At Southern California's Chapman University students can currently take "Sexual Literacy and Society" with sociology department professor Barney McGrane. His course features a "wide range of personal exploriments (sic) and a number of graphic sex education videos and controversial international films, journals and essays." Sixties radical Marxist-feminist Susan Sontag's essay "The Pornographic Imagination" is a central and required text in the class.

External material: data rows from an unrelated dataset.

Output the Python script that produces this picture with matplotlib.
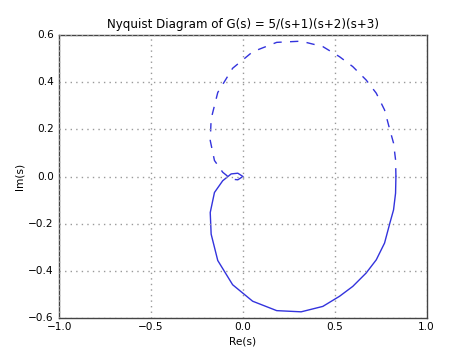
import matplotlib
matplotlib.use("Agg")
import matplotlib.pyplot as plt

# Positive-frequency branch
re_pos = [0.833, 0.831, 0.82, 0.80, 0.771, 0.726, 0.671, 0.598, 0.526, 0.435,
          0.317, 0.184, 0.053, -0.056, -0.137, -0.173, -0.178, -0.155, -0.11,
          -0.064, -0.028, -0.004, 0.0]
im_pos = [0.0, -0.071, -0.142, -0.198, -0.283, -0.354, -0.41, -0.467, -0.509, -0.552,
          -0.575, -0.57, -0.53, -0.46, -0.357, -0.245, -0.153, -0.068, -0.018,
          0.011, 0.014, 0.002, 0.0]

xticks = [-1.0, -0.5, 0.0, 0.5, 1.0]
yticks = [-0.6, -0.4, -0.2, 0.0, 0.2, 0.4, 0.6]

plt.style.use('classic')
fig = plt.figure(figsize=(4.74, 3.53), dpi=100)
ax = fig.add_subplot(111)
ax.plot(re_pos, im_pos, color='#3333dd', linestyle='-', linewidth=1.0)
ax.plot(re_pos, [-v for v in im_pos], color='#3333dd', linestyle='--', linewidth=1.0)
ax.set_xlim(-1.0, 1.0)
ax.set_ylim(-0.6, 0.6)
ax.set_xticks(xticks)
ax.set_yticks(yticks)
ax.tick_params(axis='x', length=0, labelsize=7.6, pad=3)
ax.tick_params(axis='y', length=0, labelsize=7.6, pad=4)
ax.grid(True, color='#999999', linestyle=':', linewidth=1.0)
ax.set_xlabel('Re(s)', fontsize=7.6, labelpad=3)
ax.set_ylabel('Im(s)', fontsize=7.6, labelpad=3)
ax.set_title('Nyquist Diagram of G(s) = 5/(s+1)(s+2)(s+3)', fontsize=8.6)
for s in ax.spines.values():
    s.set_color('#444444')
fig.savefig('out.png', dpi=100)
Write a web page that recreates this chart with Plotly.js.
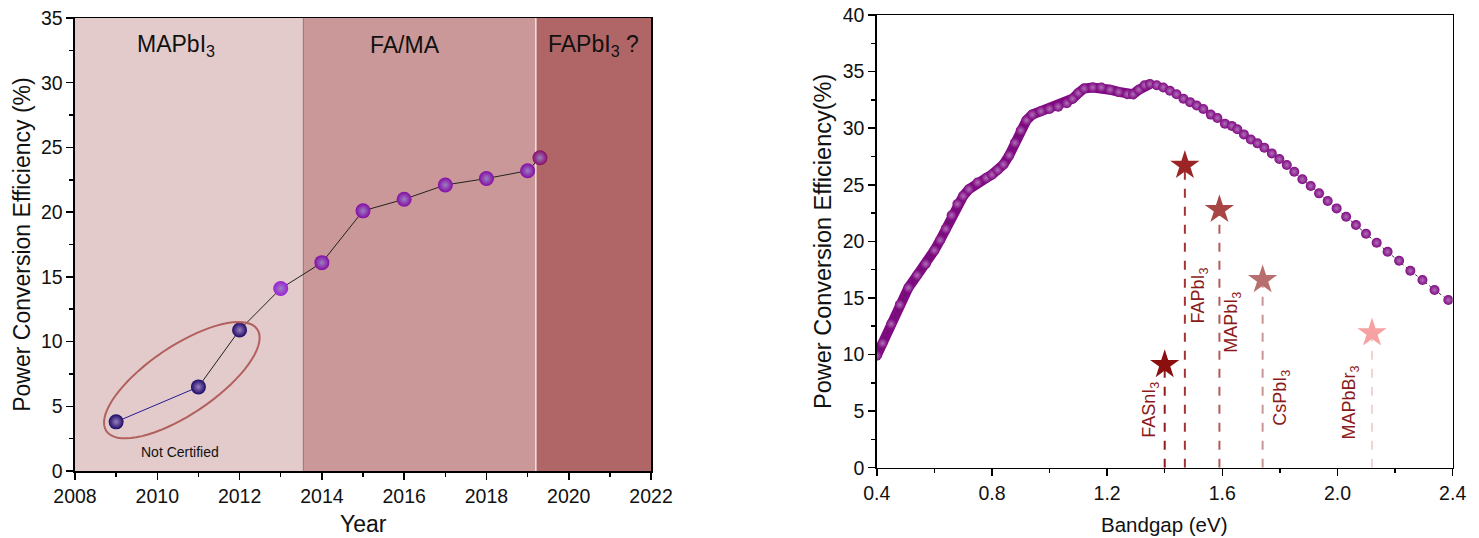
<!DOCTYPE html>
<html>
<head>
<meta charset="utf-8">
<script src="https://cdn.plot.ly/plotly-3.0.1.min.js"></script>
<style>html,body{margin:0;padding:0;background:#fff;}#chart{width:1479px;height:538px;}</style>
</head>
<body>
<div id="chart"></div>
<script>
// ---------- Left panel data: record PCE by year ----------
const years = [2009, 2011, 2012, 2013, 2014, 2015, 2016, 2017, 2018, 2019, 2019.3];
const pce   = [3.8, 6.5, 10.9, 14.1, 16.1, 20.1, 21.0, 22.1, 22.6, 23.2, 24.2];
const eraNames = ['MAPbI<sub>3</sub>', 'FA/MA', 'FAPbI<sub>3</sub> ?'];
const eraStart = [2008, 2013.55, 2019.2];
const eraEnd   = [2013.55, 2019.2, 2022];
const notCertifiedCount = 3; // first three records are not certified

// ---------- Right panel data: SQ-type limit curve ----------
const bandgapEV = [0.40,0.42,0.45,0.48,0.51,0.54,0.57,0.60,0.62,0.64,0.66,0.68,0.70,0.72,0.75,0.78,0.80,0.82,0.84,0.86,0.88,0.90,0.92,0.94,0.97,1.00,1.03,1.06,1.08,1.10,1.12,1.15,1.18,1.21,1.24,1.27,1.29,1.31,1.33,
  1.349,1.372,1.395,1.418,1.441,1.465,1.488,1.511,1.534,1.560,1.583,1.609,1.633,1.652,1.675,1.699,1.722,1.746,1.772,1.798,1.824,1.850,1.878,1.907,1.936,1.966,1.997,2.030,2.064,2.099,2.136,2.174,2.214,2.253,2.295,2.337,2.385];
const pceLimit = [9.9,11.0,12.7,14.4,15.9,17.0,18.0,19.2,20.1,21.1,22.3,23.3,24.0,24.6,25.2,25.6,25.9,26.3,26.8,27.6,28.7,29.8,30.7,31.2,31.5,31.7,31.9,32.2,32.6,33.1,33.5,33.6,33.6,33.4,33.2,33.0,33.0,33.4,33.8,
  33.9,33.8,33.6,33.3,33.0,32.6,32.3,32.0,31.7,31.2,30.9,30.4,30.2,29.9,29.45,29.0,28.66,28.27,27.77,27.27,26.74,26.15,25.48,24.89,24.24,23.56,22.91,22.17,21.44,20.67,19.88,19.08,18.29,17.40,16.58,15.70,14.81];
const materials   = ['FASnI<sub>3</sub>', 'FAPbI<sub>3</sub>', 'MAPbI<sub>3</sub>', 'CsPbI<sub>3</sub>', 'MAPbBr<sub>3</sub>'];
const matBandgap  = [1.40, 1.47, 1.59, 1.74, 2.12];
const matPCE      = [9.1, 26.7, 22.8, 16.6, 11.9];

// ---------- styles ----------
const FONT = 'Liberation Sans, Arial, sans-serif';
const pointColors = ['#1c0966','#1c0966','#1c0966','#9a1fd6','#850ca4','#850ca4','#850ca4','#850ca4','#850ca4','#850ca4','#8a0a68'];
const eraFill = ['#e3cbcc', '#ca9898', '#b06666'];
const starColors = ['#8b0f0f', '#9c2424', '#a84646', '#b96e6e', '#f6a2a2'];
const dashColors = ['#8e1c1c', '#a43434', '#b35a5a', '#cc9595', '#f0d4d4'];
const labelDX = [-0.048, 0.052, 0.047, 0.065, -0.075];
const labelY  = [5.1, 15.2, 12.9, 6.2, 5.8];

const W = 1479, H = 538;
const dom = {x1:[0.0507,0.4402], y1:[0.1245,0.9665], x2:[0.5928,0.9822], y2:[0.1307,0.9721]};

const traces = [];
// left: connecting lines
traces.push({x: years.slice(0,2), y: pce.slice(0,2), mode:'lines', line:{color:'#2a1890', width:1}, xaxis:'x', yaxis:'y', hoverinfo:'skip'});
traces.push({x: years.slice(1), y: pce.slice(1), mode:'lines', line:{color:'#222', width:1}, xaxis:'x', yaxis:'y', hoverinfo:'skip'});
traces.push({x: years, y: pce, mode:'markers', xaxis:'x', yaxis:'y',
  marker:{size:15, color: pointColors, gradient:{type:'radial', color:'#9a80c0'}, line:{width:0}}});

// right: limit curve (dense band + sphere markers)
const denseN = bandgapEV.findIndex(v => v > 1.34);
traces.push({x: bandgapEV.slice(0, denseN+1), y: pceLimit.slice(0, denseN+1), mode:'lines', line:{color:'#800a82', width:10}, xaxis:'x2', yaxis:'y2', hoverinfo:'skip'});
traces.push({x: bandgapEV, y: pceLimit, mode:'lines+markers', xaxis:'x2', yaxis:'y2',
  line:{color:'#333', width:1, dash:'dot'},
  marker:{size:10, color:'#800a82', gradient:{type:'radial', color:'#b070b8'}, line:{width:0}}});
// right: material bandgaps (dashed drop lines + stars)
materials.forEach((m, i) => {
  traces.push({x:[matBandgap[i], matBandgap[i]], y:[0, matPCE[i]], mode:'lines', xaxis:'x2', yaxis:'y2',
    line:{color: dashColors[i], width:2, dash:'dash'}, hoverinfo:'skip'});
});
traces.push({x: matBandgap, y: matPCE, mode:'markers', xaxis:'x2', yaxis:'y2',
  marker:{symbol:'star', size:22, color: starColors, line:{width:0}}});

// shapes
const shapes = [];
eraNames.forEach((n, i) => {
  shapes.push({type:'rect', xref:'x', yref:'y', x0: eraStart[i], x1: eraEnd[i], y0:0, y1:35,
    fillcolor: eraFill[i], line:{width:0}, layer:'below'});
});
shapes.push({type:'line', xref:'x', yref:'y', x0: eraStart[1], x1: eraStart[1], y0:0, y1:35, line:{color:'#b06a6a', width:1}, layer:'below'});
shapes.push({type:'line', xref:'x', yref:'y', x0: eraStart[2], x1: eraStart[2], y0:0, y1:35, line:{color:'#f3e3e3', width:1.5}, layer:'below'});

// ellipse around the non-certified records (built in pixel space of the left panel)
(function(){
  const pxX = (dom.x1[1]-dom.x1[0])*W/14, pxY = (dom.y1[1]-dom.y1[0])*H/35;
  const cx = years.slice(0, notCertifiedCount).reduce((a,b)=>a+b,0)/notCertifiedCount - 0.07;
  const cy = pce.slice(0, notCertifiedCount).reduce((a,b)=>a+b,0)/notCertifiedCount - 0.05;
  const a = 91, b = 34, th = 34*Math.PI/180;
  let p = '';
  for (let k = 0; k <= 72; k++) {
    const t = 2*Math.PI*k/72;
    const dx = a*Math.cos(t)*Math.cos(th) - b*Math.sin(t)*Math.sin(th);
    const dy = a*Math.cos(t)*Math.sin(th) + b*Math.sin(t)*Math.cos(th);
    p += (k ? 'L' : 'M') + (cx + dx/pxX).toFixed(4) + ',' + (cy + dy/pxY).toFixed(4);
  }
  shapes.push({type:'path', xref:'x', yref:'y', path: p + 'Z', line:{color:'#b2605e', width:2}});
})();

// annotations
const annotations = [];
const eraLabelX = [2010.45, 2016.02, 2020.6];
eraNames.forEach((n, i) => annotations.push({xref:'x', yref:'y', x: eraLabelX[i], y: 32.9, text: n, showarrow:false,
  font:{family:FONT, size:23, color:'#111'}}));
annotations.push({xref:'x', yref:'y', x: 2010.55, y: 1.5, text:'Not Certified', showarrow:false, font:{family:FONT, size:14, color:'#111'}});
materials.forEach((m, i) => annotations.push({xref:'x2', yref:'y2', x: matBandgap[i] + labelDX[i], y: labelY[i], text: m,
  textangle:-90, showarrow:false, font:{family:FONT, size:18, color:'#8b1a1a'}}));
// x-axis titles, placed in paper space below each panel
annotations.push({xref:'x domain', yref:'paper', x:0.5, y:(H-524)/H, yanchor:'middle', text:'Year', showarrow:false,
  font:{family:FONT, size:23, color:'#111'}});
annotations.push({xref:'x2 domain', yref:'paper', x:0.5, y:(H-524)/H, yanchor:'middle', text:'Bandgap (eV)', showarrow:false,
  font:{family:FONT, size:20.5, color:'#111'}});

const axBase = {showgrid:false, zeroline:false, showline:true, linecolor:'#000', linewidth:1.5, mirror:true,
  ticks:'outside', ticklen:7, tickwidth:1.5, tickcolor:'#000', tickfont:{family:FONT, size:19.5, color:'#111'}};

const layout = {
  width: W, height: H, margin:{l:0, r:0, t:0, b:0}, paper_bgcolor:'#fff', plot_bgcolor:'rgba(0,0,0,0)',
  showlegend:false, font:{family:FONT},
  xaxis: Object.assign({}, axBase, {domain: dom.x1, range:[2008, 2022], dtick:2, tick0:2008, anchor:'y',
    minor:{dtick:1, ticks:'outside', ticklen:4, tickwidth:1.5, tickcolor:'#000'}}),
  yaxis: Object.assign({}, axBase, {domain: dom.y1, range:[0, 35], dtick:5, anchor:'x',
    minor:{dtick:2.5, ticks:'outside', ticklen:4, tickwidth:1.5, tickcolor:'#000'},
    title:{text:'Power Conversion Efficiency (%)', font:{family:FONT, size:23, color:'#111'}, standoff:4}}),
  xaxis2: Object.assign({}, axBase, {domain: dom.x2, range:[0.4, 2.4], dtick:0.4, tick0:0.4, tickformat:'.1f', anchor:'y2',
    minor:{dtick:0.2, ticks:'outside', ticklen:4, tickwidth:1.5, tickcolor:'#000'}}),
  yaxis2: Object.assign({}, axBase, {domain: dom.y2, range:[0, 40], dtick:5, anchor:'x2',
    minor:{dtick:2.5, ticks:'outside', ticklen:4, tickwidth:1.5, tickcolor:'#000'},
    title:{text:'Power Conversion Efficiency(%)', font:{family:FONT, size:23.5, color:'#111'}, standoff:4}}),
  shapes: shapes, annotations: annotations
};

Plotly.newPlot('chart', traces, layout, {staticPlot:true, displayModeBar:false});
</script>
</body>
</html>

The course bibliography lists works by Susie Bright, porn-star Annie Sprinkle, ACLU President Nadine Strossen (a defender of pornography on First Amendment grounds), Linda Williams, and numerous Kinsey Institute publications.

McGrane's course description could not manifest its own bias for radical notions of alternative lifestyles and gender more clearly, "The course is intended as a workshop, highly participatory and highly exploratory-rather than a lecture series," the course description states, "it explores the social construction of sexual ignorance and the social accomplishment of sexual repression . . . We will inquire into the barriers to sexual communication and also promote cross-gender understanding and appreciation." "Can contemporary western males connect with their 'inner female'? Can females connect with their 'inner male'?" McGrane asks prospective students in the course description.